It was a nativity lover's dream -- more than 1,000 angels, wise men and shepherds gathered around Mary, Joseph and the holy baby at a park in Provo, Utah. They set a new Guinness record for the largest live nativity scene. Incredibly, there were no Grinches demanding that everybody quit having fun.
Everywhere you looked, it was "Mary, Joseph, Baby Jesus, angels, shepherds... and a lot of angels really," organizer Austin Craig told CBS affiliate KUTV.
It could have been a scene out of Kirk Cameron's new movie "Saving Christmas." Originally scheduled for only a two-week release in a few select cities, the film has drawn crowds -- and been held over, prompting the addition of new theaters.
And just like the beloved, centuries-old tradition of displaying nativity scenes, the film has had its unexpected Scrooges -- such as activist atheists urging their social media followers to fill several public movie critique sites with scurrilous "reviews."

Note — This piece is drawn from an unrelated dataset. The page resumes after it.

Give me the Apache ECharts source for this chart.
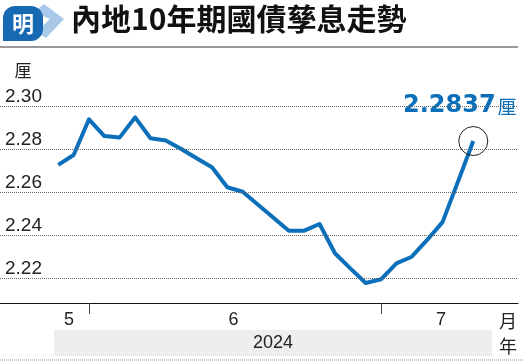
<!DOCTYPE html>
<html>
<head>
<meta charset="utf-8">
<script src="https://cdn.jsdelivr.net/npm/echarts@6/dist/echarts.min.js"></script>
<style>html,body{margin:0;padding:0;background:#fff}#c{width:524px;height:361px}</style>
</head>
<body>
<div id="c"></div>
<script>
// Trading days (index 0 = 2024-05-30)
const dates = ['5/30','5/31','6/3','6/4','6/5','6/6','6/7','6/11','6/12','6/13','6/14','6/17','6/18','6/19','6/20','6/21','6/24','6/25','6/26','6/27','6/28','7/1','7/2','7/3','7/4','7/5','7/8','7/9'];
const yields = [2.2726,2.2772,2.2938,2.2860,2.2854,2.2947,2.2850,2.2840,2.2800,2.2757,2.2715,2.2622,2.2601,2.2541,2.2480,2.2420,2.2420,2.2451,2.2315,2.2245,2.2177,2.2194,2.2268,2.2299,2.2377,2.2460,2.2647,2.2837];
const yTicks = [2.22,2.24,2.26,2.28,2.30];
const monthLabels = ['5','6','7'];
const yearLabel = '2024';

const BLUE = '#0b6fba';
const last = yields.length - 1;
const monthStarts = [];
dates.forEach((d,i)=>{ if(i>0 && d.split('/')[0] !== dates[i-1].split('/')[0]) monthStarts.push(i); });
const monthLabelPos = [0.7, 11.4, 24.9];

const seriesData = yields.map((v,i)=> i===last ? {
  value:[i,v], symbol:'circle', symbolSize:29,
  itemStyle:{color:'rgba(0,0,0,0)', borderColor:'#222', borderWidth:1},
  label:{show:true, position:'top', distance:0, offset:[-15,-8],
    formatter: p => '{a|' + p.value[1].toFixed(4) + '}{b|厘}',
    backgroundColor:'#fff', padding:[0,2,0,5],
    rich:{
      a:{fontFamily:'DejaVu Sans', fontWeight:'bold', fontSize:24, color:BLUE},
      b:{fontFamily:'Noto Sans CJK TC', fontSize:19, color:BLUE, padding:[2,0,0,2]}
    }}
} : {value:[i,v], symbol:'none'});

const chart = echarts.init(document.getElementById('c'), null, {renderer:'canvas'});
chart.setOption({
  animation:false,
  backgroundColor:'#fff',
  grid:{left:0, right:6, top:106, bottom:40},
  xAxis:{
    type:'value', min:-3.79, max:29.91, offset:-18,
    splitLine:{show:false},
    axisLine:{onZero:false, lineStyle:{color:'#111', width:1}},
    axisTick:{show:true, length:11, customValues:monthStarts, lineStyle:{color:'#444'}},
    axisLabel:{show:true, customValues:monthLabelPos, margin:8,
      formatter: v => monthLabels[monthLabelPos.indexOf(v)] || '',
      fontFamily:'Liberation Sans', fontSize:18, color:'#222'}
  },
  yAxis:{
    type:'value', min:2.20, max:2.30, interval:0.02,
    axisLine:{show:false}, axisTick:{show:false}, splitLine:{show:false},
    axisLabel:{inside:true, margin:5, verticalAlign:'bottom', showMaxLabel:true,
      formatter: v => v < 2.21 ? '' : v.toFixed(2),
      fontFamily:'Liberation Sans', fontSize:19, color:'#222'}
  },
  series:[
    {type:'line', data:[], z:1, silent:true,
     markLine:{silent:true, symbol:'none', label:{show:false},
       lineStyle:{type:'dotted', color:'#666', width:1},
       data: yTicks.map(v=>({yAxis:v}))}},
    {type:'line', z:3, data:seriesData, showSymbol:true,
     lineStyle:{color:BLUE, width:4, join:'round'}, itemStyle:{color:BLUE}}
  ],
  graphic:[
    {type:'polygon', shape:{points:[[34,12],[44,4],[64,19],[46,38],[36,32],[50,19]]}, style:{fill:'#a9c9ea'}},
    {type:'rect', shape:{x:3,y:6,width:40,height:35,r:[12,12,12,0]}, style:{fill:'#1769b3'}},
    {type:'text', x:23, y:24, style:{text:'明', align:'center', verticalAlign:'middle', fontFamily:'Noto Sans CJK TC', fontWeight:'bold', fontSize:22, fill:'#fff'}},
    {type:'text', left:71, top:4, style:{text:'內地10年期國債孳息走勢', fontFamily:'Noto Sans CJK TC', fontWeight:'bold', fontSize:30, fill:'#111'}},
    {type:'line', shape:{x1:0,y1:47,x2:518,y2:47}, style:{stroke:'#777', lineWidth:1.5}},
    {type:'text', x:23, y:71, style:{text:'厘', align:'center', verticalAlign:'middle', fontFamily:'Noto Sans CJK TC', fontSize:17, fill:'#222'}},
    {type:'rect', shape:{x:54,y:330,width:438,height:26}, style:{fill:'#eeeeee'}},
    {type:'text', x:273, y:343, style:{text:yearLabel, align:'center', verticalAlign:'middle', fontFamily:'Liberation Sans', fontSize:18, fill:'#222'}},
    {type:'text', x:508, y:321, style:{text:'月', align:'center', verticalAlign:'middle', fontFamily:'Noto Sans CJK TC', fontSize:18, fill:'#222'}},
    {type:'text', x:508, y:346, style:{text:'年', align:'center', verticalAlign:'middle', fontFamily:'Noto Sans CJK TC', fontSize:18, fill:'#222'}},
    {type:'line', shape:{x1:0,y1:360,x2:524,y2:360}, style:{stroke:'#888', lineWidth:1, lineDash:[1,1]}}
  ]
});
</script>
</body>
</html>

Similarly nationwide, nativity scenes have been under attack -- again by pranksters. Police are investigating "kidnappings" of the baby Jesus in Pennsylvania, Indiana and Florida.
In Fargo, North Dakota, manger scenes are displayed in stores -- without the infant Messiah.

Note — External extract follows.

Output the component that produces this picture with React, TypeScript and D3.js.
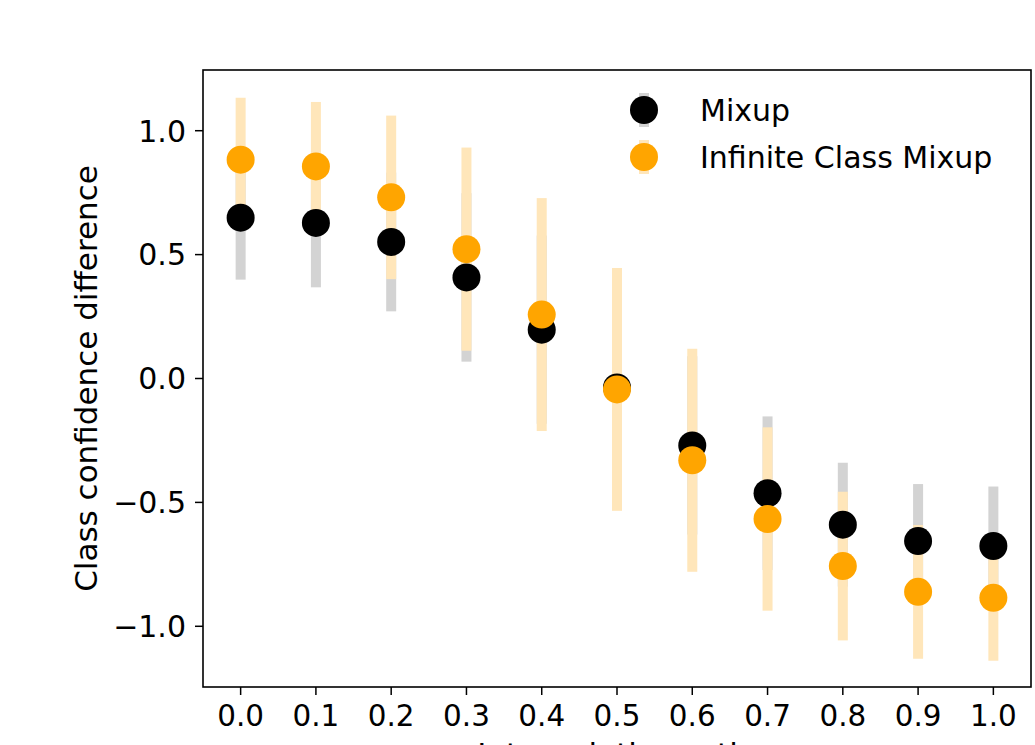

"Because of frequent thefts, local stores selling nativity sets have taken to keeping the newborn king behind glass or in storerooms, out of reach of shoplifters," reports Archie Ingersoll in Fargo for the Forum News Service.

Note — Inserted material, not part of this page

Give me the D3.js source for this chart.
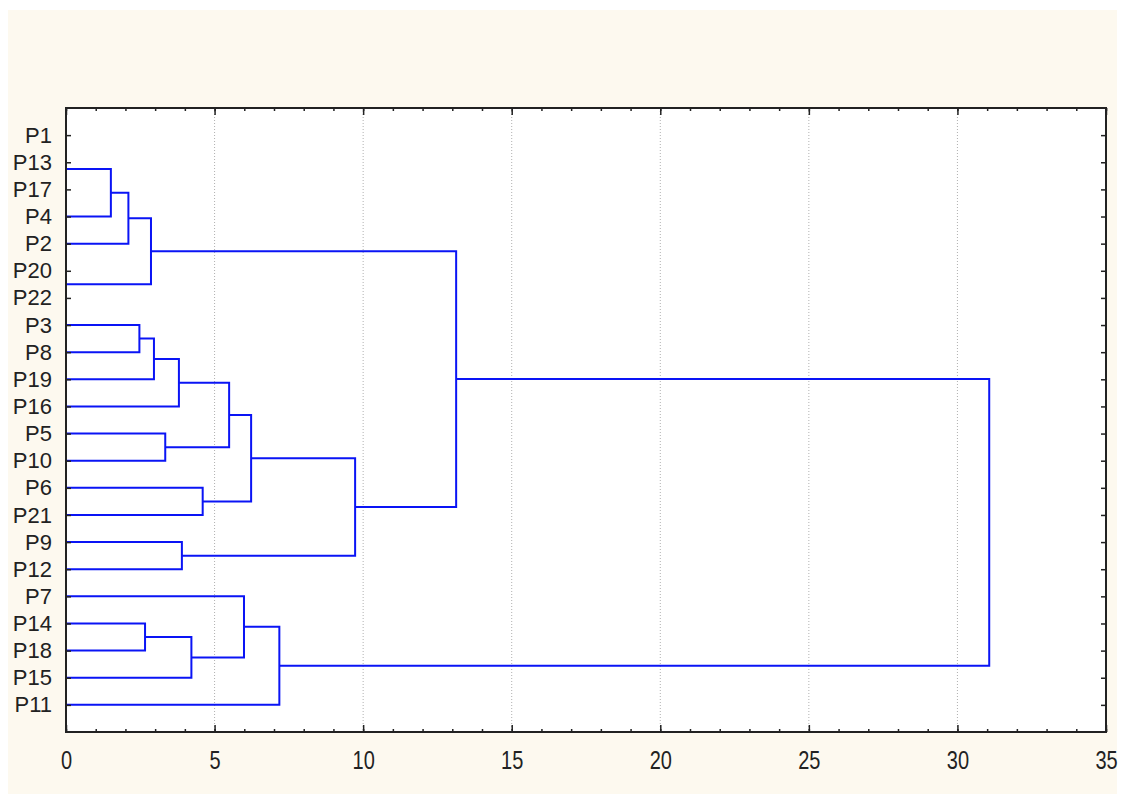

"They like to steal baby Jesus," said Susan Hendershott, manager of Lee's Hallmark in Fargo. "That will catch up with you someday."
While other figurines are stolen, too, baby Jesus is the most popular target of thieves, Hendershott said.
"I don't even put all my nativities on display anymore," she told Ingersoll. "We've had to lock them up."
At Scheels Home & Hardware in Fargo, the earthly father and virgin mother -- a holy family set for $74.99 -- sit on a shelf adoringly hovering over a small sign that says, "PLEASE ASK FOR BABY JESUS."
Hurley's Religious Goods, which may have North Dakota's largest selection of nativities, boasts 40 styles ranging in price from $20 to $5,000. "You usually sell the holy family and the stable, and people can add on to them," said store owner Jeaninne McAllister.
At her Sioux Falls, S.D., store, theft has prompted a change in policy, she said.
"We don't put the baby in the set anymore," she told Ingersoll, admitting she was at a loss to explain why someone would swipe the swaddled son of God.
"Baby Jesus theft, of course, is nothing new," writes Ingersoll. "It's a longstanding prank that continues to plague churches with holiday creches. Some churches have even gone so far as to plant GPS tracking devices in their baby Jesus figurines to catch thieves."
Back in Provo, the Daily Herald reports that a Guinness World Record judge determined there were 1,039 participants in their world's largest nativity -- along with a camel, donkey and sheep.
That tops the record of 898 people last year at a nativity scene in the United Kingdom.
Most of the Ogden volunteers showed up dressed in white, to play the part of angels, in a massive heavenly host lining a hillside behind the manger, reported CBS affiliate KUTV in Salt Lake City.
So, it just goes to show that there are angels out there -- even if the pranksters are louder and seem to get more media attention!